Recognizing novel sub-categories with scarce samples is an essential and challenging research topic in computer vision. Existing literature addresses this challenge by employing local-based representation approaches, which may not sufficiently facilitate meaningful object-specific semantic understanding, leading to a reliance on apparent background correlations. Moreover, they primarily rely on high-dimensional local descriptors to construct complex embedding space, potentially limiting the generalization. To address the above challenges, this article proposes a novel model, Robust Saliency-aware Distillation (RSaD), for few-shot fine-grained visual recognition. RSaD introduces additional saliency-aware supervision via saliency detection to guide the model toward focusing on the intrinsic discriminative regions. Specifically, RSaD utilizes the saliency detection model to emphasize the critical regions of each sub-category, providing additional object-specific information for fine-grained prediction. RSaD transfers such information with two symmetric branches in a mutual learning paradigm. Furthermore, RSaD exploits inter-regional relationships to enhance the informativeness of the representation and subsequently summarize the highlighted details into contextual embeddings to facilitate the effective transfer, enabling quick generalization to novel sub-categories. The proposed approach is empirically evaluated on three widely used benchmarks, demonstrating its superior performance.

Figures (6)

• Figure 1: The statistical analysis of both external environments and intrinsic attributes across two sub-categories within the CUB-200-2011 dataset. The results reveal that 1) environments and specific attributes across different sub-categories may exhibit significant similarities; 2) within the same sub-category, identical attributes can vary considerably.

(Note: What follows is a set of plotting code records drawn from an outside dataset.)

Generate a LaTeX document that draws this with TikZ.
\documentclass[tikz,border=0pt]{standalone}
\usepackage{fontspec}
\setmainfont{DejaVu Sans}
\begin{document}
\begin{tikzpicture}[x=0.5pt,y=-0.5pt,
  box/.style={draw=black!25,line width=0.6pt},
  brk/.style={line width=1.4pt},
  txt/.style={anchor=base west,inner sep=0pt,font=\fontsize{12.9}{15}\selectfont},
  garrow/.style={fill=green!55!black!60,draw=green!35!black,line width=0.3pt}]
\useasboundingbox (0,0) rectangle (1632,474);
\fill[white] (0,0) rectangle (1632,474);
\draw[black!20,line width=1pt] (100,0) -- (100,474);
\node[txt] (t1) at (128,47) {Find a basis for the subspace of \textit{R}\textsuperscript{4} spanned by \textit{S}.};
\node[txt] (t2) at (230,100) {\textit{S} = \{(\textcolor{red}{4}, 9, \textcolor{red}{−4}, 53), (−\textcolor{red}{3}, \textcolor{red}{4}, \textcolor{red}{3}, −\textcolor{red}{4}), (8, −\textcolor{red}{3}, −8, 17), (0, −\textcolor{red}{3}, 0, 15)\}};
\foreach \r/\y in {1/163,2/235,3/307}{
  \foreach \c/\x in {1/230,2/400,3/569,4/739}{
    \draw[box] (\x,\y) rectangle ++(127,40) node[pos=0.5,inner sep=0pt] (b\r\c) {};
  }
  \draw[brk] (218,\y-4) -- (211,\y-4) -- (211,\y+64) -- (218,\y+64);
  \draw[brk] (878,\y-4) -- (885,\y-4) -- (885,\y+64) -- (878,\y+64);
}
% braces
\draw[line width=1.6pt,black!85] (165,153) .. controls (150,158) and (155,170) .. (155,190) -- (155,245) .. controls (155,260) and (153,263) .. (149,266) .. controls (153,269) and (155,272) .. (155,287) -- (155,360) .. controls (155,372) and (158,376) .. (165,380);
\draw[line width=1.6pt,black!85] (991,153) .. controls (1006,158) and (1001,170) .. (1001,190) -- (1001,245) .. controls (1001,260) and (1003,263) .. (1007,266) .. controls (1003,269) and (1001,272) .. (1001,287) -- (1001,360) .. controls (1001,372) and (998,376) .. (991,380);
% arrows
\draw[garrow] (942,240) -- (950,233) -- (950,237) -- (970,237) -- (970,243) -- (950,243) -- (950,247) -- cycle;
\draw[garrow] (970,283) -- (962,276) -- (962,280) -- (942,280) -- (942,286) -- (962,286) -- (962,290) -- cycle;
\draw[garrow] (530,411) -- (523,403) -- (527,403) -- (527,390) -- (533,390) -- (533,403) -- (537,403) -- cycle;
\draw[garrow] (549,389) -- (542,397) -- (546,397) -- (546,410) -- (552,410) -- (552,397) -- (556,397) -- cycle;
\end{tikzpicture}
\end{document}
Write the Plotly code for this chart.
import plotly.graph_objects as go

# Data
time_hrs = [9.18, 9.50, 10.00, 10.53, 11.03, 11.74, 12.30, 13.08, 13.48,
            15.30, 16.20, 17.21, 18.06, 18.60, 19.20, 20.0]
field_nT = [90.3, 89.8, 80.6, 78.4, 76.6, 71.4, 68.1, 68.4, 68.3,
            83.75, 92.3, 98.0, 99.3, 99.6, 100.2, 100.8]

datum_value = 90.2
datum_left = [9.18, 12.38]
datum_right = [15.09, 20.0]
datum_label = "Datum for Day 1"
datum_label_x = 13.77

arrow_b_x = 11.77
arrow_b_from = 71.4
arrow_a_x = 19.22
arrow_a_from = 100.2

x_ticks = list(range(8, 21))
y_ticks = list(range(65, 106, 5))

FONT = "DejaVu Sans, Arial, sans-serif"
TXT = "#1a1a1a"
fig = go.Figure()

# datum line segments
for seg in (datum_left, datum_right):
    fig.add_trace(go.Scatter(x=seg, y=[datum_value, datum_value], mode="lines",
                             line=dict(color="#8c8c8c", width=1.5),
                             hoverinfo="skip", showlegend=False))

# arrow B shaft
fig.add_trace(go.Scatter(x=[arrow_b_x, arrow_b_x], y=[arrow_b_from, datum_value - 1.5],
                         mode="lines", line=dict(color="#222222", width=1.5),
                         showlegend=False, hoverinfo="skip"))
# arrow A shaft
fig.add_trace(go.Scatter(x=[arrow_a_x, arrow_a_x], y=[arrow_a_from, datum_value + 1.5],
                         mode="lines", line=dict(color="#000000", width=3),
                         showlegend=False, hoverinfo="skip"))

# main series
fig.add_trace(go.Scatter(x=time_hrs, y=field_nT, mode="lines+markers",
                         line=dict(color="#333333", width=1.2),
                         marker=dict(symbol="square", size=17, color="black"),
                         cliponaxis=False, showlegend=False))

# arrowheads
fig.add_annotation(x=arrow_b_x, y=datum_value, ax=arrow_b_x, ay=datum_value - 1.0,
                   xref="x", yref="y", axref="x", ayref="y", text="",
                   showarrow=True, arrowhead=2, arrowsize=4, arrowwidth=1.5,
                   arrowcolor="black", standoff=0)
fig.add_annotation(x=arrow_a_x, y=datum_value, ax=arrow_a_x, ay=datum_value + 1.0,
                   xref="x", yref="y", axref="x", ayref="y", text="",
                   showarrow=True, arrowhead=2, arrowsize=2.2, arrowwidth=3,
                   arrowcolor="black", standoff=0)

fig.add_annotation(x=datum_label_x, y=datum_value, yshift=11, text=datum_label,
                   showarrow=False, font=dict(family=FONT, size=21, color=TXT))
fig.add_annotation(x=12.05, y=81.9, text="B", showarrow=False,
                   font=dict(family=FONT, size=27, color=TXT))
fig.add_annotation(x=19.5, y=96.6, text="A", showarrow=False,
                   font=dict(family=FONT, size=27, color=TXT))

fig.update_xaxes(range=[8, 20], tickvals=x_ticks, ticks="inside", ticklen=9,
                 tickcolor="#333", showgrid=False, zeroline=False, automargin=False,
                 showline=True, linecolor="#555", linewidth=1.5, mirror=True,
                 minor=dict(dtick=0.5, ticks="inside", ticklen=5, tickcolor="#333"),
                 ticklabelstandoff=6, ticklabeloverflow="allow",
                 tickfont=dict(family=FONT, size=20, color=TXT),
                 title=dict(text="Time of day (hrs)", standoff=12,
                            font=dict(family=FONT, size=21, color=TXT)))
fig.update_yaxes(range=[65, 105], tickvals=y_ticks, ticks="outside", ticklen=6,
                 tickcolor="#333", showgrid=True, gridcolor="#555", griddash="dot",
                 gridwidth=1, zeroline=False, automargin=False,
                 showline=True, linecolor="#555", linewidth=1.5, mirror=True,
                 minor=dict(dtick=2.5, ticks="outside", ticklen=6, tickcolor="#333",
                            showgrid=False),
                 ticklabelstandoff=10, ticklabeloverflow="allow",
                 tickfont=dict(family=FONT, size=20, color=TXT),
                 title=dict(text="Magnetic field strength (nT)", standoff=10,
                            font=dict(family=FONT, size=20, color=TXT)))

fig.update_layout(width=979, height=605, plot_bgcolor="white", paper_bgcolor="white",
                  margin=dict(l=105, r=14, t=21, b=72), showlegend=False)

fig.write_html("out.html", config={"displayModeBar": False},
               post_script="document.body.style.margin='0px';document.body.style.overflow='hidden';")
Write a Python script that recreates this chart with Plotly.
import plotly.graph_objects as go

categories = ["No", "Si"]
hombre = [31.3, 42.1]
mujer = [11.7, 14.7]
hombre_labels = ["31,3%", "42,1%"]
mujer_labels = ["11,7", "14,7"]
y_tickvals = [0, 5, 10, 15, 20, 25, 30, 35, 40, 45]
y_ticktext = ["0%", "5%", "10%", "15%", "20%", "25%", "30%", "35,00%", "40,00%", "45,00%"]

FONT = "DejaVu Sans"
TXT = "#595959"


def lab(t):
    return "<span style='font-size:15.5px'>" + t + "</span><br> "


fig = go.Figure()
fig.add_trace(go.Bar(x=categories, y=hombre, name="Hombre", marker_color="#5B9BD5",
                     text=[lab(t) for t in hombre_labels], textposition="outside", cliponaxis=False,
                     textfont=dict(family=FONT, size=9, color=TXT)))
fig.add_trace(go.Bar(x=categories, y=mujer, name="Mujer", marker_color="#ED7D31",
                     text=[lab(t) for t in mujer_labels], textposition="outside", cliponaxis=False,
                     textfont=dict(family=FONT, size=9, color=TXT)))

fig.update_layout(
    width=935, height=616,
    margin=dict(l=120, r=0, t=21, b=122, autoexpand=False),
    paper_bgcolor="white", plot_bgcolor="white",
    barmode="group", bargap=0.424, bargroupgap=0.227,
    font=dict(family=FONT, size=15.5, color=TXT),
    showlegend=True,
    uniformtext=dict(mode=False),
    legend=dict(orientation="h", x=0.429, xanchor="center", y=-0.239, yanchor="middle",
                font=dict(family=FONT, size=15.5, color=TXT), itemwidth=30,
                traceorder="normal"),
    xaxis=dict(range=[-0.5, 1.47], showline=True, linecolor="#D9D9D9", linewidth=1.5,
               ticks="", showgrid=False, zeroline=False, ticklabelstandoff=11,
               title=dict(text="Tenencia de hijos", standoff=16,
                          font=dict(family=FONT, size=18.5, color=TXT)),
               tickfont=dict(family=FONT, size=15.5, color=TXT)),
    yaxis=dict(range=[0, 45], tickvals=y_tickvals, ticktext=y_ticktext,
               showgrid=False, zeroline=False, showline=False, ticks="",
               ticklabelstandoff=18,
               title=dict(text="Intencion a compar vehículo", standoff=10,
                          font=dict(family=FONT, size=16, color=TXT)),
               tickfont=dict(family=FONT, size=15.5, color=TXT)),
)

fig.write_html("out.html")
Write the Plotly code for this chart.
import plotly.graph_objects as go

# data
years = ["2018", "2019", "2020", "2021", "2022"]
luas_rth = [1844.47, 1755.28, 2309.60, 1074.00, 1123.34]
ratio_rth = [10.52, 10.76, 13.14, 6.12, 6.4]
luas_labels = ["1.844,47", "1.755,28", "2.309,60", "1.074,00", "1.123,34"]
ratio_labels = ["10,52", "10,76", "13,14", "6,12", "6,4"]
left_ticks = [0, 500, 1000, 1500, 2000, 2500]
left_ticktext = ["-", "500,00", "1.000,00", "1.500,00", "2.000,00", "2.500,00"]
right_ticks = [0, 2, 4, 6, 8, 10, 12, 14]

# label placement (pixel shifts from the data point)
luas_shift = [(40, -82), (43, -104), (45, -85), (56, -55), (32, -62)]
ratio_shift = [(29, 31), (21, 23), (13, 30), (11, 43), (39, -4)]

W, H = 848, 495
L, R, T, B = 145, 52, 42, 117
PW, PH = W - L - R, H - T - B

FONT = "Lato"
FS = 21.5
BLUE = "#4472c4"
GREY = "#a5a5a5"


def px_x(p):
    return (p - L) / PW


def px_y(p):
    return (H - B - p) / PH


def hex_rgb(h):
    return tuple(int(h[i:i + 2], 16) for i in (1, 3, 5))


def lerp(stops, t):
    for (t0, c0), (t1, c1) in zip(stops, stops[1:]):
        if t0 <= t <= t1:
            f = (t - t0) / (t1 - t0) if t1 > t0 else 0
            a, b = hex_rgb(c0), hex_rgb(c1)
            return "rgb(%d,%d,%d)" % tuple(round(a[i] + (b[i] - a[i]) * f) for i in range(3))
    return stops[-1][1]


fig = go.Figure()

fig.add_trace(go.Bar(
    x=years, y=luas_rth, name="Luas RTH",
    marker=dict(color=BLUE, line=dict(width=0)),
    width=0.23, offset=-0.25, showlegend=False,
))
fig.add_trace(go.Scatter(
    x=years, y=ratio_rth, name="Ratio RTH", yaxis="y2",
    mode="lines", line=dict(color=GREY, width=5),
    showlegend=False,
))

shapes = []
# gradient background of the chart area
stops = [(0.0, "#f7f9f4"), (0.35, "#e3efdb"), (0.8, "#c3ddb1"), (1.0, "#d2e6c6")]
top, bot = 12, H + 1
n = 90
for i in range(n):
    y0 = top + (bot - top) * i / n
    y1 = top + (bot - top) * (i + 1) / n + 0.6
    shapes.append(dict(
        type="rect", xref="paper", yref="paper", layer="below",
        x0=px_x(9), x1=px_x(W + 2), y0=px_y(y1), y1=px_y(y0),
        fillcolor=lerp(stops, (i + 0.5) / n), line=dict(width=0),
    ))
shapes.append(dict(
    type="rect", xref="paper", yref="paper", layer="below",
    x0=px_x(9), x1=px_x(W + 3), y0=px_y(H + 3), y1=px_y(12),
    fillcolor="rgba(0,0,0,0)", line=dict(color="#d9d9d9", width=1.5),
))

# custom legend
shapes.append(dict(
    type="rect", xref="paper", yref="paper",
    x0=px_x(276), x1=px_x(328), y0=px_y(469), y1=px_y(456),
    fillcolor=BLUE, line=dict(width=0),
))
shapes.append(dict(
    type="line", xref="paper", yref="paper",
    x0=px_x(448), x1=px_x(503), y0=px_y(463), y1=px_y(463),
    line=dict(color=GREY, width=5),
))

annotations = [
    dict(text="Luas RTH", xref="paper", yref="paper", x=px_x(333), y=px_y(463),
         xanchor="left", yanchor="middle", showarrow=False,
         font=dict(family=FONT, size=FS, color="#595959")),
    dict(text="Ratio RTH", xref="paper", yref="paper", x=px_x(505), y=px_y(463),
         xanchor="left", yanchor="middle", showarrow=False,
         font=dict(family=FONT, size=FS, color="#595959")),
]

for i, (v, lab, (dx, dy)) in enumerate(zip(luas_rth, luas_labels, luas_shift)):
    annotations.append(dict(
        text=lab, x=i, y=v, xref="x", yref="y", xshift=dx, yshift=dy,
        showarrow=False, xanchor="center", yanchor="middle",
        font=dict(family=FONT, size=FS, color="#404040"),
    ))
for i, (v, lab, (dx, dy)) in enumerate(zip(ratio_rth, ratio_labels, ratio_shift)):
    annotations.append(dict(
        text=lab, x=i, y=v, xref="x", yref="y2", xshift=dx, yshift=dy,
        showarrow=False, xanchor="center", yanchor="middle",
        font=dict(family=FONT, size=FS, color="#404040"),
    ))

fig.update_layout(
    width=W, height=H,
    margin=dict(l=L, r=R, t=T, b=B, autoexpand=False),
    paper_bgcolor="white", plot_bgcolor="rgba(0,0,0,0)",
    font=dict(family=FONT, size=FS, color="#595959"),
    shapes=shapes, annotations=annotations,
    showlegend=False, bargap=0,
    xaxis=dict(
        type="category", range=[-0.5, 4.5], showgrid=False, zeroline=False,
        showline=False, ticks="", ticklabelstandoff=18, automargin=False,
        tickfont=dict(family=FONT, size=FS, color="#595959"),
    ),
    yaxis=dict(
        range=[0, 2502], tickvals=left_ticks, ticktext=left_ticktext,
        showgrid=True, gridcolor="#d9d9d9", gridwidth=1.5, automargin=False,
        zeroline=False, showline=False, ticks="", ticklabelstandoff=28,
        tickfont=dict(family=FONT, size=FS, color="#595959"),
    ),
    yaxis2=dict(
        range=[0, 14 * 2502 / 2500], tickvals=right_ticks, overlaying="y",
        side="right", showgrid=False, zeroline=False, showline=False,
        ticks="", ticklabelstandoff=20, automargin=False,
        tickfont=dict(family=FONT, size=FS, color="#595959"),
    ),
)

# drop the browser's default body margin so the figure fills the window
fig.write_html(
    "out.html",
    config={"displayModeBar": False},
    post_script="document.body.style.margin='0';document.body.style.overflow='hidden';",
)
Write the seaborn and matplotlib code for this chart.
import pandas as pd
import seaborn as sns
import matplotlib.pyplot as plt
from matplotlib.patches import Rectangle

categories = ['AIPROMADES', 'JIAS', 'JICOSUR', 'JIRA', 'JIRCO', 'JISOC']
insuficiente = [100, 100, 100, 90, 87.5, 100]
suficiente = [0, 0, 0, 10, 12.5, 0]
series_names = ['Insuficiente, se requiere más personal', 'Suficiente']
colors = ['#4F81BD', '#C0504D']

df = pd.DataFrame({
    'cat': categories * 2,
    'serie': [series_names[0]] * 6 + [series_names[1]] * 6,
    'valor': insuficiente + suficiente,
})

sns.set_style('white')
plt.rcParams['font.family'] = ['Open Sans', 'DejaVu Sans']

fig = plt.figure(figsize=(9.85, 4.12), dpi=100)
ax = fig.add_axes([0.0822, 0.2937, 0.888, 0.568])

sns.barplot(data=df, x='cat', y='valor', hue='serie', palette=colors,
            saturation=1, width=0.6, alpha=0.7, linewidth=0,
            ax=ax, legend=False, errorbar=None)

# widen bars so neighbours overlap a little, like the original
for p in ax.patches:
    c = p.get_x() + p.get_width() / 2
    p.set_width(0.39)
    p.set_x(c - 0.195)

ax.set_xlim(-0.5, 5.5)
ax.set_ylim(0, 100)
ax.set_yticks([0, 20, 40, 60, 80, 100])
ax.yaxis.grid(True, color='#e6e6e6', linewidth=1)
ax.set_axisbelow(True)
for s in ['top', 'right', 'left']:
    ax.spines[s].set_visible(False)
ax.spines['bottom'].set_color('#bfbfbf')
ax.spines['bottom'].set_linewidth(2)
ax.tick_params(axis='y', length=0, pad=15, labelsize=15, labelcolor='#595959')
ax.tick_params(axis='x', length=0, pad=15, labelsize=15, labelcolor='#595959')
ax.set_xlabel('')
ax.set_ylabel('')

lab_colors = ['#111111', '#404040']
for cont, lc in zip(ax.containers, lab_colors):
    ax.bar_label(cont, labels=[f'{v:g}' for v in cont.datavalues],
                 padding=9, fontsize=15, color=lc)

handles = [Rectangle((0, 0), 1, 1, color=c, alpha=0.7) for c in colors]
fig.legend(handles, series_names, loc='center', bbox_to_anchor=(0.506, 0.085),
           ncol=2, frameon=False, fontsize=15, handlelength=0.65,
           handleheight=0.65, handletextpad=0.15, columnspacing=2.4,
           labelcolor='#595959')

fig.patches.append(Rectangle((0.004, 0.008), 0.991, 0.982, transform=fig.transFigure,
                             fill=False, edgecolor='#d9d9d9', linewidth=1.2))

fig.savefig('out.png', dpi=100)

• Figure 2: The framework of the proposed RSaD for few-shot fine-grained visual recognition. This framework consists of three hierarchical levels of operations. At the image level, the framework generates the saliency serving as input for the symmetric branch. At the feature level, it highlights crucial features while aggregating significant information. Finally, the two branches independently optimize the cross-entropy (CE) loss while simultaneously providing complementary signals at the distribution level via mutual learning.
• Figure 3: Augmented Saliency Generation. For the input image, this module generates multiple saliency maps. Next, binarization operations are performed on these maps, followed by an OR operation. Then, the priors are synthesized through the Hadamard product of the input image and mask.
• Figure 4: Visual comparison of the ensemble strategy with the individual model. The saliency produced by the ensemble model is more precise and more reliable than others.
• Figure 5: The visualization of local regions obtained from Grad-CAM. (a) prototype, (b) baseline, (c) our RSaD w/o RHS, and (d) query. The Grad-CAM Map identifies significant regions in the input image that affect classification decisions, where darker regions indicate higher importance. The specimens within each column belong to the same subclass, while those in different columns belong to distinct classes. Compared with baseline, RSaD pays more attention to the distinguishing characteristics of objects themselves.